The determination is a fact-specific inquiry, requiring a review of all circumstances surrounding the decedent’s life. Factors weighed by the IRS include physical presence in the US and statements of intent in legal documents. Other objective manifestations of intent include bank accounts, voter registration, driver’s license issuance, and social affiliations.
Establishing US domicile subjects the non-citizen’s worldwide assets to the US estate tax, just like a US citizen. Conversely, a non-citizen is considered a non-resident non-domiciliary (NRND) if they lack the intent to make the US their permanent home. Only NRND individuals benefit from the rule that limits US estate tax exposure solely to assets situated within the US.
For a non-domiciliary, only assets deemed to have a US situs are includible in the taxable estate. US real property, such as land, houses, or condominiums, is included. Tangible personal property physically located in the US at the time of death, like artwork, jewelry, or vehicles, is also subject to the tax.
The inclusion of intangible assets is more nuanced. Shares of stock in a US corporation are generally considered US situs assets, even if held in a foreign brokerage account. Certain debt obligations of a US person or entity, including the US government, are also considered US situs property.
Several asset types are specifically excluded from the US situs rules for non-domiciliaries. Bank deposits with US commercial banks, savings institutions, or credit unions are deemed non-situs and are exempt from US estate tax. Certain portfolio debt instruments, including most publicly traded bonds, are also excluded, providing a key planning mechanism for holding liquid assets.
The US estate tax system is harsh for non-domiciliaries due to the minimal exemption amount provided. While US citizens benefit from a large unified credit (approximately $13.99 million in 2025), a non-domiciliary is limited to a statutory exemption equivalent of only $60,000. This minimal exclusion has remained unchanged for many years and is not indexed for inflation.
The taxable estate is calculated by taking the total value of US situs assets and subtracting allowable deductions. Deductions can include funeral expenses, administration expenses, and claims against the estate. These expenses are only deductible in proportion to the ratio of the US gross estate value to the value of the decedent’s worldwide gross estate.
For example, if US assets represent 10% of the worldwide estate, only 10% of the total deductible expenses may be claimed against the US gross estate. The resulting net taxable estate is then subject to progressive tax rates that can reach a maximum of 40%. Due to the low $60,000 exemption, the tax rate quickly escalates to the top bracket for estates exceeding that amount.
The statutory rules for non-domiciliaries can be significantly altered by the presence of an estate and gift tax treaty between the US and the decedent’s country of domicile. The US maintains such treaties with a limited number of countries. These treaties are designed to prevent double taxation and often provide substantial relief from the standard US estate tax exposure.

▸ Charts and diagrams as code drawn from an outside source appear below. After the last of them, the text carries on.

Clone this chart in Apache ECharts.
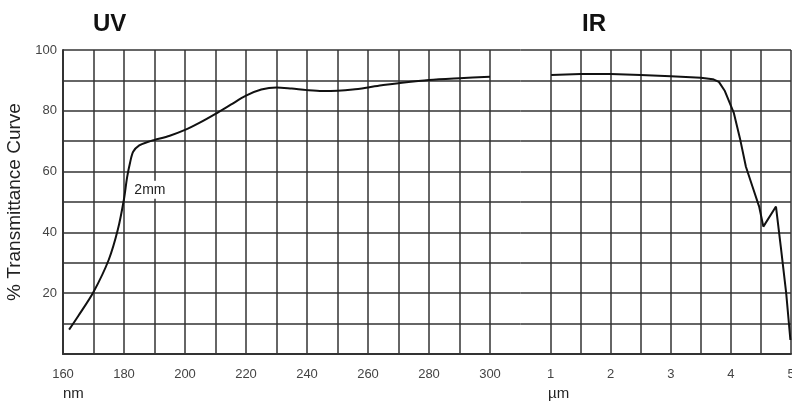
<!DOCTYPE html>
<html><head><meta charset="utf-8">
<script src="https://cdn.jsdelivr.net/npm/echarts@6/dist/echarts.min.js"></script>
<style>html,body{margin:0;padding:0;background:#fff}#c{width:792px;height:404px}</style>
</head><body><div id="c"></div>
<script>
// UV region: wavelength (nm) vs % transmittance
const uvWavelength = [162,165,170,175,178,180,181,182,183,185,188,190,195,200,205,210,215,220,225,230,235,240,245,250,255,260,265,270,280,290,300];
const uvTransmit   = [8,12.5,20.4,31,41,51,58,63,66.5,68.6,69.8,70.4,71.8,73.7,76.2,79,82,85,87,87.7,87.3,86.8,86.5,86.6,87,87.7,88.5,89.1,90.1,90.7,91.2];
// IR region: wavelength (µm) vs % transmittance
const irWavelength = [1.01,1.5,2,2.5,3,3.5,3.7,3.8,3.9,4.05,4.15,4.25,4.36,4.47,4.54,4.75,4.83,4.92,4.99];
const irTransmit   = [91.8,92.1,92.1,91.8,91.4,90.9,90.4,89.5,86.5,79.2,71,61.6,55,48.5,41.9,48.5,35.3,20,4.6];
const uvTickLabels = [160,180,200,220,240,260,280,300];
const irTickLabels = [1,2,3,4,5];
const yTickLabels  = [20,40,60,80,100];
const annotation = {text:'2mm', x:188.5, y:54};

const gridColor = '#333';
const labelFont = {color:'#444', fontSize:13, fontFamily:'Liberation Sans, Arial, sans-serif'};
const chart = echarts.init(document.getElementById('c'), null, {renderer:'canvas'});
chart.setOption({
  animation:false,
  backgroundColor:'#fff',
  grid:[
    {left:63, top:50, width:457.5, height:304, containLabel:false, outerBoundsMode:'none'},
    {left:520.5, top:50, width:270.5, height:304, containLabel:false, outerBoundsMode:'none'}
  ],
  xAxis:[
    {gridIndex:0, type:'value', min:160, max:310, interval:10,
     axisLine:{show:true, lineStyle:{color:gridColor, width:2}}, axisTick:{show:false},
     splitLine:{show:true, showMaxLine:false, lineStyle:{color:gridColor, width:1.5}},
     axisLabel:Object.assign({margin:14, formatter:v=>uvTickLabels.includes(v)?String(v):''}, labelFont)},
    {gridIndex:1, type:'value', min:0.5, max:5, interval:0.5,
     axisLine:{show:true, lineStyle:{color:gridColor, width:2}}, axisTick:{show:false},
     splitLine:{show:true, showMinLine:false, lineStyle:{color:gridColor, width:1.5}},
     axisLabel:Object.assign({margin:14, showMinLabel:false, formatter:v=>irTickLabels.includes(v)?String(v):''}, labelFont)}
  ],
  yAxis:[
    {gridIndex:0, type:'value', min:0, max:100, interval:10,
     axisLine:{show:true, lineStyle:{color:gridColor, width:2}}, axisTick:{show:false},
     splitLine:{show:true, lineStyle:{color:gridColor, width:1.5}},
     axisLabel:Object.assign({margin:6, formatter:v=>yTickLabels.includes(v)?String(v):''}, labelFont),
     name:'% Transmittance Curve', nameLocation:'middle', nameGap:36, nameRotate:90,
     nameTextStyle:{fontSize:19, color:'#222', fontFamily:'Liberation Sans, Arial, sans-serif'}},
    {gridIndex:1, type:'value', min:0, max:100, interval:10,
     axisLine:{show:false}, axisTick:{show:false}, axisLabel:{show:false},
     splitLine:{show:true, lineStyle:{color:gridColor, width:1.5}}}
  ],
  series:[
    {type:'line', xAxisIndex:0, yAxisIndex:0, smooth:0.3, showSymbol:false,
     lineStyle:{color:'#111', width:2},
     data:uvWavelength.map((w,i)=>[w,uvTransmit[i]]),
     markPoint:{symbol:'rect', symbolSize:1, itemStyle:{color:'rgba(0,0,0,0)'},
       label:{show:true, position:'inside', formatter:annotation.text, color:'#222', fontSize:14,
              backgroundColor:'#fff', padding:[2,3], fontFamily:'Liberation Sans, Arial, sans-serif'},
       data:[{coord:[annotation.x, annotation.y]}]}},
    {type:'line', xAxisIndex:1, yAxisIndex:1, smooth:false, showSymbol:false,
     lineStyle:{color:'#111', width:2},
     data:irWavelength.map((w,i)=>[w,irTransmit[i]])}
  ],
  graphic:[
    {type:'text', left:93, top:12, style:{text:'UV', fontSize:24, fontWeight:'bold', fill:'#111', fontFamily:'Liberation Sans, Arial, sans-serif'}},
    {type:'text', left:582, top:12, style:{text:'IR', fontSize:24, fontWeight:'bold', fill:'#111', fontFamily:'Liberation Sans, Arial, sans-serif'}},
    {type:'text', left:63, top:386, style:{text:'nm', fontSize:15, fill:'#222', fontFamily:'Liberation Sans, Arial, sans-serif'}},
    {type:'text', left:548, top:386, style:{text:'µm', fontSize:15, fill:'#222', fontFamily:'Liberation Sans, Arial, sans-serif'}}
  ]
});
</script></body></html>
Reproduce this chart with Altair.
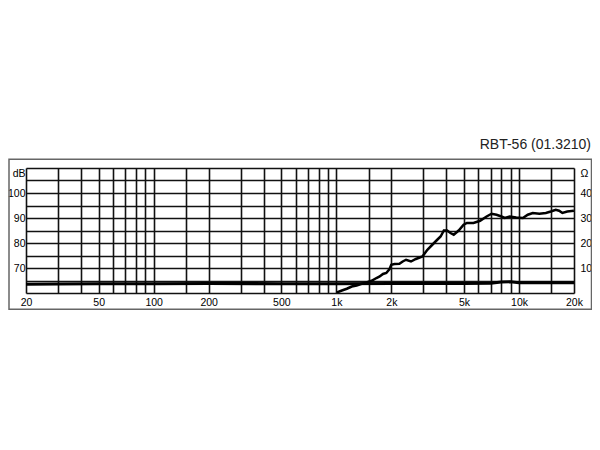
import altair as alt
import pandas as pd

title_text = "RBT-56 (01.3210)"

# rising response curve (dB)
spl_freq = [1007, 1072, 1141, 1214, 1292, 1375, 1464, 1558, 1658, 1727, 1800, 1877, 1956, 1998,
            2082, 2214, 2308, 2408, 2562, 2726, 2960, 3150, 3352, 3568, 3722, 3878, 4040, 4216,
            4392, 4674, 4974, 5184, 5634, 6122, 6646, 7074, 7530, 8010, 8360, 8894, 9656, 10496,
            11170, 11888, 12920, 14028, 14930, 15886, 16574, 17270, 18378, 19976]
spl_db = [60.2, 61.0, 61.7, 62.6, 63.0, 63.7, 64.2, 64.9, 66.0, 66.6, 67.6, 68.0, 69.6, 71.3,
          71.6, 71.7, 72.6, 73.3, 72.6, 73.6, 74.6, 77.3, 79.3, 81.3, 82.6, 85.0, 85.0, 84.0,
          83.3, 85.0, 87.3, 88.0, 88.0, 88.9, 90.6, 91.7, 91.3, 90.6, 90.0, 90.6, 90.2, 90.0,
          91.3, 92.0, 91.7, 92.0, 92.6, 93.3, 92.9, 92.0, 92.6, 92.9]

# flat curve (Ohm)
imp_freq = [20, 30, 50, 100, 200, 500, 1000, 2000, 5000, 7000, 8000, 9000, 10000, 15000, 20000]
imp_ohm = [3.5, 3.6, 3.7, 3.7, 3.8, 3.7, 3.7, 3.8, 3.8, 3.9, 4.4, 4.5, 4.1, 4.1, 4.1]

grid_freqs = [20, 30, 40, 50, 60, 70, 80, 90, 100, 150, 200, 300, 400, 500, 600, 700, 800, 900,
              1000, 1500, 2000, 3000, 4000, 5000, 6000, 7000, 8000, 9000, 10000, 15000, 20000]
label_freqs = [20, 50, 100, 200, 500, 1000, 2000, 5000, 10000, 20000]
db_grid = [60, 65, 70, 75, 80, 85, 90, 95, 100, 105, 110]
db_labels = [70, 80, 90, 100]
ohm_grid = [0, 5, 10, 15, 20, 25, 30, 35, 40, 45, 50]
ohm_labels = [10, 20, 30, 40]

spl = pd.DataFrame({"freq": spl_freq, "db": spl_db})
imp = pd.DataFrame({"freq": imp_freq, "ohm": imp_ohm})

FONT = "Liberation Sans"
LFS = 10.5

x_label_expr = (
    "indexof([" + ",".join(str(v) for v in label_freqs) + "], datum.value) >= 0 ? "
    "(datum.value >= 1000 ? (datum.value / 1000) + 'k' : datum.value + '') : ''"
)
db_label_expr = (
    "datum.value == 110 ? 'dB' : (indexof([" + ",".join(str(v) for v in db_labels)
    + "], datum.value) >= 0 ? datum.value + '' : '')"
)
ohm_label_expr = (
    "datum.value == 50 ? 'Ω' : (indexof([" + ",".join(str(v) for v in ohm_labels)
    + "], datum.value) >= 0 ? datum.value + '' : '')"
)

x_scale = alt.Scale(type="log", domain=[20, 20000], nice=False)
x_enc = alt.X(
    "freq:Q", scale=x_scale,
    axis=alt.Axis(values=grid_freqs, labelExpr=x_label_expr, title=None, grid=True,
                  ticks=False, domain=False, labelFlush=False, labelPadding=4,
                  labelFont=FONT, labelFontSize=LFS, labelColor="#000",
                  gridColor="#111", gridWidth=1.6, gridOpacity=1, labelOverlap=False),
)

spl_layer = alt.Chart(spl).mark_line(color="#000", strokeWidth=2.5, clip=True).encode(
    x=x_enc,
    y=alt.Y("db:Q", scale=alt.Scale(domain=[60, 110], nice=False, zero=False),
            axis=alt.Axis(values=db_grid, labelExpr=db_label_expr, title=None, grid=True,
                          ticks=False, domain=False, labelFlush=True, labelPadding=1,
                          labelFont=FONT, labelFontSize=LFS, labelColor="#000",
                          gridColor="#111", gridWidth=1.6, gridOpacity=1,
                          labelOverlap=False, orient="left")),
)

imp_layer = alt.Chart(imp).mark_line(color="#000", strokeWidth=3.2, clip=True).encode(
    x=alt.X("freq:Q", scale=x_scale),
    y=alt.Y("ohm:Q", scale=alt.Scale(domain=[0, 50], nice=False),
            axis=alt.Axis(values=ohm_grid, labelExpr=ohm_label_expr, title=None, grid=False,
                          ticks=False, domain=False, labelFlush=True, labelPadding=6,
                          labelFont=FONT, labelFontSize=LFS, labelColor="#000",
                          labelOverlap=False, orient="right")),
)

frame = alt.Chart(pd.DataFrame({"k": [0]})).mark_rect(
    filled=False, stroke="#666", strokeWidth=1.5, clip=False
).encode(
    x=alt.value(-17), x2=alt.value(565.5), y=alt.value(-8.7), y2=alt.value(141.3)
)

chart = alt.layer(spl_layer, imp_layer, frame).resolve_scale(y="independent").properties(
    width=548,
    height=125,
    autosize=alt.AutoSizeParams(type="none"),
    padding={"left": 18, "top": 160, "right": 18, "bottom": 140},
    title=alt.TitleParams(title_text, anchor="end", frame="group", dx=17, offset=7,
                          font="Liberation Sans", fontSize=14, fontWeight="normal",
                          color="#222"),
).configure_view(stroke="#111", strokeWidth=1.6).configure(background="white")

chart.save("out.html", embed_options={"renderer": "svg", "actions": False})
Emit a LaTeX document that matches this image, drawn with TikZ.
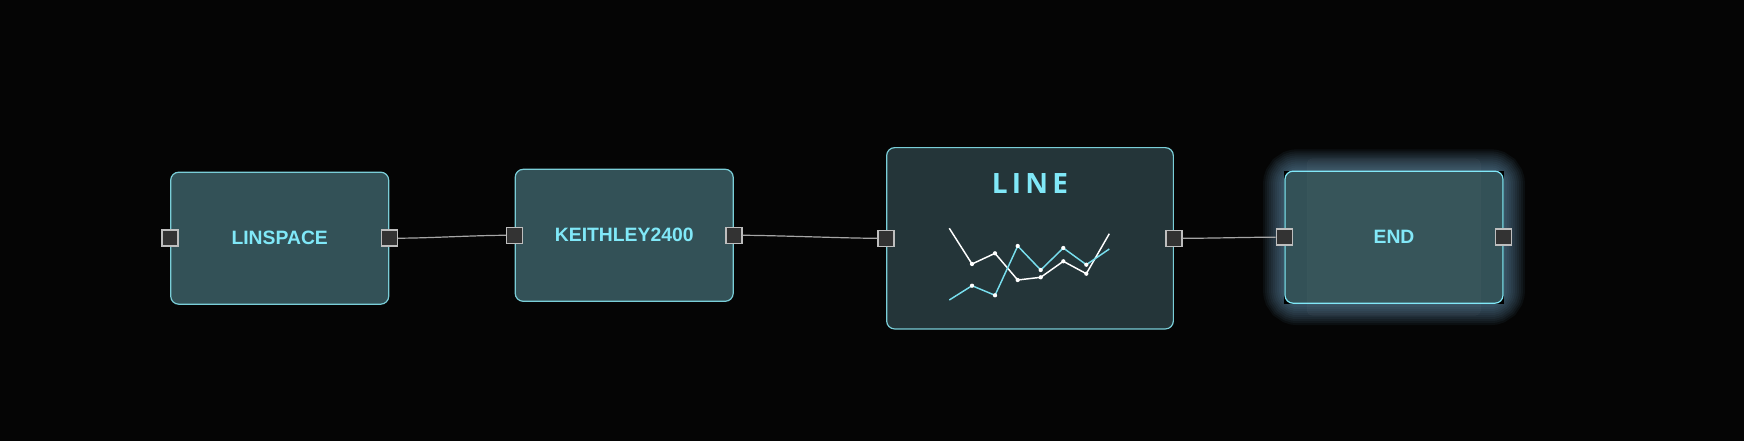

One primary benefit is the modification of US situs rules for certain assets, which can effectively exclude them from the taxable estate. For instance, some treaties may re-characterize shares of US corporate stock as non-situs, thus eliminating a major source of tax exposure. The most impactful provision in many treaties is the allowance of a prorated unified credit, which replaces the default $60,000 exemption.
This pro-rata credit is calculated by multiplying the full US citizen exemption amount by the ratio of the decedent’s US gross estate to their worldwide gross estate. The resulting effective exemption can be much higher than $60,000, often eliminating the tax liability for smaller estates. The specific language of the treaty is always controlling to determine the maximum available credit and the exact situs of assets.
The estate’s executor must file Form 706-NA, U.S. Estate Tax Return for Nonresidents Not Citizens of the United States, if US situs assets exceed the statutory filing threshold. This threshold is met if the gross value of US situs assets, plus adjusted taxable gifts, is greater than $60,000. Filing is mandatory when the threshold is exceeded or when claiming a treaty benefit that increases the unified credit, even if no tax is ultimately due.
The due date for filing Form 706-NA is nine months after the date of the decedent’s death. An automatic six-month extension of time to file may be requested by submitting Form 4768. The filing must include supporting documents, such as a certified copy of the death certificate and appraisals for all US situs assets.
The executor must also report the value of the decedent’s worldwide estate on the return, even though only US situs assets are taxed. This global asset information is necessary for the proper calculation and allocation of deductions and any prorated treaty credits. The estate is required to file Form 8971 to report the final estate tax value of assets to the IRS and the beneficiaries.